Something told him that if he didn’t start taking care of himself then, he never would.

Not only did he decide to take action to gain control of his weight, he also decided it was time to come out to his close friends and family.

After opening up to his loves ones, Eslick felt lighter-- and ready to stat his weight loss transformation. Using MyFitnessPal, he began tracking what he ate and cut out fast food from his diet. He also stopped dining out, which pushed him to start cooking. Quickly, he discovered he was really passionate about it and today, he says his love for cooking changed his life.

“I think that’s the most important reason I was able to lose weight and not gain it back,” he said.

He enjoyed experimenting with recipes and occasionally treated himself to a beer. Instead of completely restricting himself, he taught himself to not make the occasional treat the norm.

Having admired runners for years, he’d always wanted to run, so getting into the sport was a no-brainer.

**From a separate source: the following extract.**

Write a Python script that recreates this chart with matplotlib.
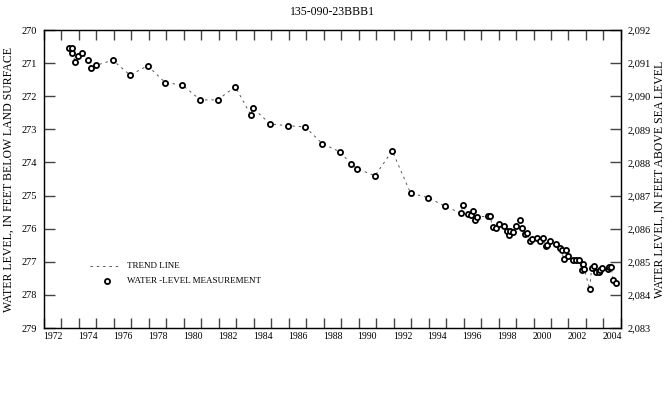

“Their bodies looked fit, and their endurance really impressed me,” said Eslick. “It also seemed like an activity that I could do anywhere, anytime without needing any special equipment other than shoes."

Eslick started training at the gym, and as he started losing weight, he began to fall in love with running.

By the time he lost 100 pounds, running had become a passion and it’s still a huge part of his life today.

“Running makes me feel free and vital and healthy,” Eslick said. “When I can’t do it, it feels like something major is missing from my life."

When he injured his knee, instead of letting the setback derail him from his goal, Eslick turned to strength training.

All of his efforts paid off when his weight dropped below the seemingly-impossible 200 pounds-- and it wouldn’t be long before he started running marathons.

Eslick struggled with his body image well into his transformation journey: “Even after I lost 50 pounds or more, when I looked in the mirror I was still seeing myself as fat. I think you can love yourself when you’re fat, but I wasn’t doing it.”

In the end, not only was he able to lose weight but he gained confidence in the process.  “I’d never been able to see myself as remotely attractive. My body was always something to overcome, rather than something to offer,” he said.

Turning down invitations to social outings was a big challenge for Elsick but he knew how easily one drink could turn into another, and how drinking could lead to a meal he might later regret. Instead, he cooked at home and while he suffered from a bit of FOMO here and there, Elsick knew it was for the best.

Today, he feels that not only has his social life recovered, but it’s improved as well.

“I’m comfortable and confident in my body and I have the energy to do the things I want to do,” he says. “When you have respect for yourself, it’s a lot easier to let others into your life.”